● Supplied information

* * * * * * *

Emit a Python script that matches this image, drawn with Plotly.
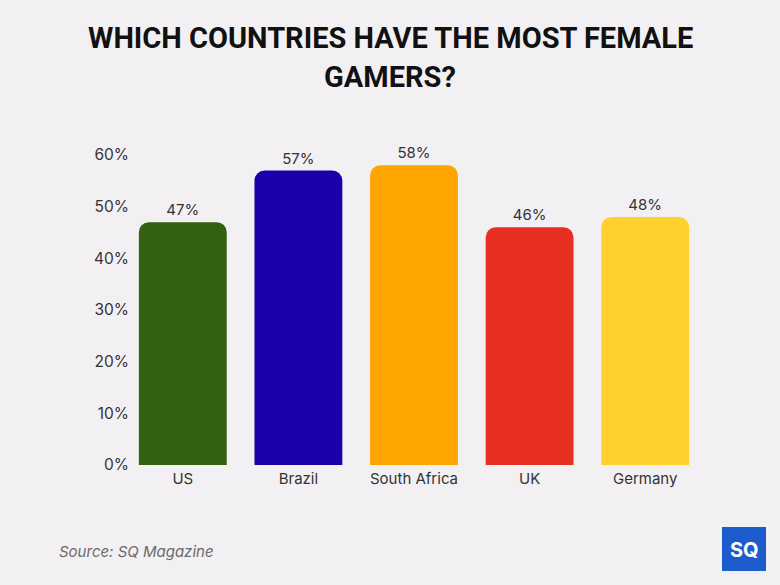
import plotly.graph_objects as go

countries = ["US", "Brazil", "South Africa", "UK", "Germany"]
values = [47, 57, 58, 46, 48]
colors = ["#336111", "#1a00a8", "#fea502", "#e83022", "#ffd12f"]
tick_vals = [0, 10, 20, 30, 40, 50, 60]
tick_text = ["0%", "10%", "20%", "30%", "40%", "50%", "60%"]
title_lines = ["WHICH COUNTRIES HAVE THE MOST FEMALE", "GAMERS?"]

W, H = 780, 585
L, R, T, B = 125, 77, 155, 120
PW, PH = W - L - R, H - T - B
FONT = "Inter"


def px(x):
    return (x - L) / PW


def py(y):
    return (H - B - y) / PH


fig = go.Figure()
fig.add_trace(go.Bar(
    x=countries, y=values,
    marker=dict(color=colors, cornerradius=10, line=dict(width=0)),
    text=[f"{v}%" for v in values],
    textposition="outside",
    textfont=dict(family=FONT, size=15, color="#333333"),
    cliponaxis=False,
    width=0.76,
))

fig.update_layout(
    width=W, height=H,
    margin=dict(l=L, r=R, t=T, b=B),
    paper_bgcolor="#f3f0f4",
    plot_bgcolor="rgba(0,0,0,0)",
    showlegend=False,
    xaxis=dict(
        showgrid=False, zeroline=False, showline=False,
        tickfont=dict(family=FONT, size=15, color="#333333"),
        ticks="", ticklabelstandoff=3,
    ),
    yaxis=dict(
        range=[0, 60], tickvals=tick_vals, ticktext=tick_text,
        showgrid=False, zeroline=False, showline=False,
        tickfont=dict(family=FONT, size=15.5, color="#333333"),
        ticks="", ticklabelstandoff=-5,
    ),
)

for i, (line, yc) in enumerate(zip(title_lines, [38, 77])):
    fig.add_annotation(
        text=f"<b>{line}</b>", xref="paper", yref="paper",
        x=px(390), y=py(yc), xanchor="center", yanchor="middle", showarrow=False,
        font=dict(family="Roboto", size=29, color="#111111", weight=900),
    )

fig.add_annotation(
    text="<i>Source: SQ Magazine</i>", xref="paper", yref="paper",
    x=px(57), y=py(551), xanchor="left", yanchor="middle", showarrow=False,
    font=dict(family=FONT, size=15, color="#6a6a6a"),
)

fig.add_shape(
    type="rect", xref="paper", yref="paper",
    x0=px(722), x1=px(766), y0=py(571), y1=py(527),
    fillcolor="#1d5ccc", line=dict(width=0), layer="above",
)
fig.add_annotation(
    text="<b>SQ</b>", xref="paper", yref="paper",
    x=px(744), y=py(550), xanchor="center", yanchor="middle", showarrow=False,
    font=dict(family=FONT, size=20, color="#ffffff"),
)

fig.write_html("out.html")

* * * * * * *

● Short exercise
Images in the data above are to be skipped. Retype all other material exactly.

● Completed task
Emit a Python script that matches this image, drawn with Plotly.
import plotly.graph_objects as go

countries = ["US", "Brazil", "South Africa", "UK", "Germany"]
values = [47, 57, 58, 46, 48]
colors = ["#336111", "#1a00a8", "#fea502", "#e83022", "#ffd12f"]
tick_vals = [0, 10, 20, 30, 40, 50, 60]
tick_text = ["0%", "10%", "20%", "30%", "40%", "50%", "60%"]
title_lines = ["WHICH COUNTRIES HAVE THE MOST FEMALE", "GAMERS?"]

W, H = 780, 585
L, R, T, B = 125, 77, 155, 120
PW, PH = W - L - R, H - T - B
FONT = "Inter"


def px(x):
    return (x - L) / PW


def py(y):
    return (H - B - y) / PH


fig = go.Figure()
fig.add_trace(go.Bar(
    x=countries, y=values,
    marker=dict(color=colors, cornerradius=10, line=dict(width=0)),
    text=[f"{v}%" for v in values],
    textposition="outside",
    textfont=dict(family=FONT, size=15, color="#333333"),
    cliponaxis=False,
    width=0.76,
))

fig.update_layout(
    width=W, height=H,
    margin=dict(l=L, r=R, t=T, b=B),
    paper_bgcolor="#f3f0f4",
    plot_bgcolor="rgba(0,0,0,0)",
    showlegend=False,
    xaxis=dict(
        showgrid=False, zeroline=False, showline=False,
        tickfont=dict(family=FONT, size=15, color="#333333"),
        ticks="", ticklabelstandoff=3,
    ),
    yaxis=dict(
        range=[0, 60], tickvals=tick_vals, ticktext=tick_text,
        showgrid=False, zeroline=False, showline=False,
        tickfont=dict(family=FONT, size=15.5, color="#333333"),
        ticks="", ticklabelstandoff=-5,
    ),
)

for i, (line, yc) in enumerate(zip(title_lines, [38, 77])):
    fig.add_annotation(
        text=f"<b>{line}</b>", xref="paper", yref="paper",
        x=px(390), y=py(yc), xanchor="center", yanchor="middle", showarrow=False,
        font=dict(family="Roboto", size=29, color="#111111", weight=900),
    )

fig.add_annotation(
    text="<i>Source: SQ Magazine</i>", xref="paper", yref="paper",
    x=px(57), y=py(551), xanchor="left", yanchor="middle", showarrow=False,
    font=dict(family=FONT, size=15, color="#6a6a6a"),
)

fig.add_shape(
    type="rect", xref="paper", yref="paper",
    x0=px(722), x1=px(766), y0=py(571), y1=py(527),
    fillcolor="#1d5ccc", line=dict(width=0), layer="above",
)
fig.add_annotation(
    text="<b>SQ</b>", xref="paper", yref="paper",
    x=px(744), y=py(550), xanchor="center", yanchor="middle", showarrow=False,
    font=dict(family=FONT, size=20, color="#ffffff"),
)

fig.write_html("out.html")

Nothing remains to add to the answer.